Manage unused attachments
Friendly warning: These scripts are provided "as is" and without any guarantees.
I developed them to solve a specific problem.
I'm sharing them because I hope they will be useful to others too. If you have any improvements to share, please let me know.
Author: Sarah Maddox
This repo contains five Python scripts that you can use to list all the attachments on a Confluence page, find those that are not referenced in the page content of the space, and then remove them.
The scripts check for attachments referenced in pages only. Not blog posts, not comments.
When getting all attachments of a page, the attachments will include those referenced in comments. If your attachments in comments are important, you should not rely on these scripts to find attachment usage.
When running a script that accesses Confluence, you will need to supply a username. The scripts can see only the content that that user has permission to see.
Use the scripts in the following order:
Optional. Run this script if you want to identify the pages in your Confluence space that have a large number of attachments.

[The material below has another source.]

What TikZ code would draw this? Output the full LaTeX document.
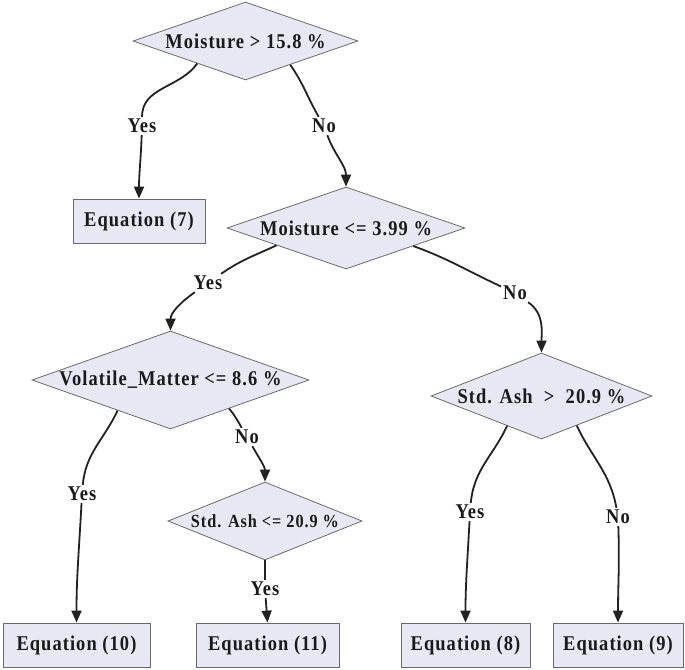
\documentclass[tikz,border=0pt]{standalone}
\usepackage{fontspec}
\setmainfont{Liberation Serif}[LetterSpace=5,FakeStretch=0.88]
\usetikzlibrary{shapes.geometric,arrows.meta}
\definecolor{boxfill}{HTML}{E8E8F4}
\definecolor{boxline}{HTML}{6A6A6A}
\definecolor{edgecol}{HTML}{222222}
\definecolor{txt}{HTML}{1A1A1A}
\tikzset{
  dec/.style={diamond, draw=boxline, fill=boxfill, line width=0.8pt, inner sep=0pt,
    text=txt, font=\fontsize{21}{23}\selectfont\bfseries},
  eqbox/.style={rectangle, draw=boxline, fill=boxfill, line width=0.8pt, minimum height=44pt,
    inner xsep=6pt, text=txt, font=\fontsize{21}{23}\selectfont\bfseries},
  elab/.style={text=txt, inner sep=2pt, font=\fontsize{21}{23}\selectfont\bfseries},
  conn/.style={draw=edgecol, line width=1.8pt},
  arr/.style={conn, -{Triangle[length=12pt,width=10pt]}}
}
\begin{document}
\begin{tikzpicture}[x=1pt,y=-1pt]
\useasboundingbox (0,0) rectangle (685,669);
% decisions
\node[dec, aspect=2.885, minimum width=225pt, minimum height=78pt] (d1) at (245.5,41) {Moisture > 15.8 \%};
\node[dec, aspect=2.9, minimum width=238pt, minimum height=82pt] (d2) at (346,228) {Moisture <= 3.99 \%};
\node[dec, aspect=2.83, minimum width=277pt, minimum height=98pt] (d3) at (170.5,380) {Volatile\_Matter <= 8.6 \%};
\node[dec, aspect=2.49, minimum width=194pt, minimum height=78pt, font=\fontsize{18.5}{20}\selectfont\bfseries] (d4) at (265,521) {Std. Ash <= 20.9 \%};
\node[dec, aspect=2.57, minimum width=221pt, minimum height=86pt] (d5) at (541.5,396) {Std. Ash \ > \ 20.9 \%};
% results
\node[eqbox, minimum width=132pt] (e7) at (139,221) {Equation (7)};
\node[eqbox, minimum width=147pt] (e10) at (76.5,645) {Equation (10)};
\node[eqbox, minimum width=143pt] (e11) at (267.5,645) {Equation (11)};
\node[eqbox, minimum width=129pt] (e8) at (465.5,645) {Equation (8)};
\node[eqbox, minimum width=130pt] (e9) at (618,645) {Equation (9)};
% edge labels
\node[elab] (y1) at (142,126) {Yes};
\node[elab] (n1) at (324,126) {No};
\node[elab] (y2) at (208,283) {Yes};
\node[elab] (n2) at (515,293) {No};
\node[elab] (y3) at (82,494) {Yes};
\node[elab] (n3) at (247,437) {No};
\node[elab] (y4) at (265,589) {Yes};
\node[elab] (y5) at (470,512) {Yes};
\node[elab] (n5) at (618,517) {No};
% connectors
\draw[conn] (d1.205) to[out=235,in=90] (y1);
\draw[arr] (y1) to[out=-92,in=90] (e7.north);
\draw[conn] (d1.332) to[out=-55,in=120] (n1);
\draw[arr] (n1) to[out=-70,in=90] (d2.north);
\draw[conn] (d2.194) to[out=205,in=35] (y2);
\draw[arr] (y2) to[out=215,in=90] (d3.north);
\draw[conn] (d2.345) to[out=-20,in=155] (n2);
\draw[arr] (n2) to[out=-35,in=90] (d5.north);
\draw[conn] (d3.210) to[out=245,in=85] (y3);
\draw[arr] (y3) to[out=-93,in=90] (e10.north);
\draw[conn] (d3.334) to[out=-50,in=120] (n3);
\draw[arr] (n3) to[out=-60,in=90] (d4.north);
\draw[conn] (d4.south) -- (y4);
\draw[arr] (y4) -- (e11.north);
\draw[conn] (d5.221) to[out=245,in=85] (y5);
\draw[arr] (y5) to[out=-93,in=90] (e8.north);
\draw[conn] (d5.320) to[out=-65,in=100] (n5);
\draw[arr] (n5) to[out=-88,in=90] (e9.north);
\end{tikzpicture}
\end{document}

This script gets the number of attachments on each page in a given Confluence space. It outputs a text file containing the page URL and the number of attachments for each page, in descending order of number of attachments.
This script gets all attachments on a given Confluence page. It puts the list of attachments into a text file, and prints a report of the number of attachments and total file size.
3. wherePageContent.py > getConfluencePageContent.py
The "wherePageContent.py" script is a dummy, which simply tells you where to get "getConfluencePageContent.py". (We need content re-use on Bitbucket!)
The "getConfluencePageContent.py" script is available in another Bitbucket repo.
The script gets the content of all pages in a given Confluence space. It puts the content of each page into a separate text file, in a given directory. The content is in the form of the Confluence "storage format", which is a type of XML consisting of HTML with Confluence-specific elements.
This script reads a text file containing attachment file names, matches them against the source of Confluence pages, and produces a report on used and unused attachments.
This script reads a text file containing attachment file names, accepts a Confluence page name, and removes the given attachments from the page.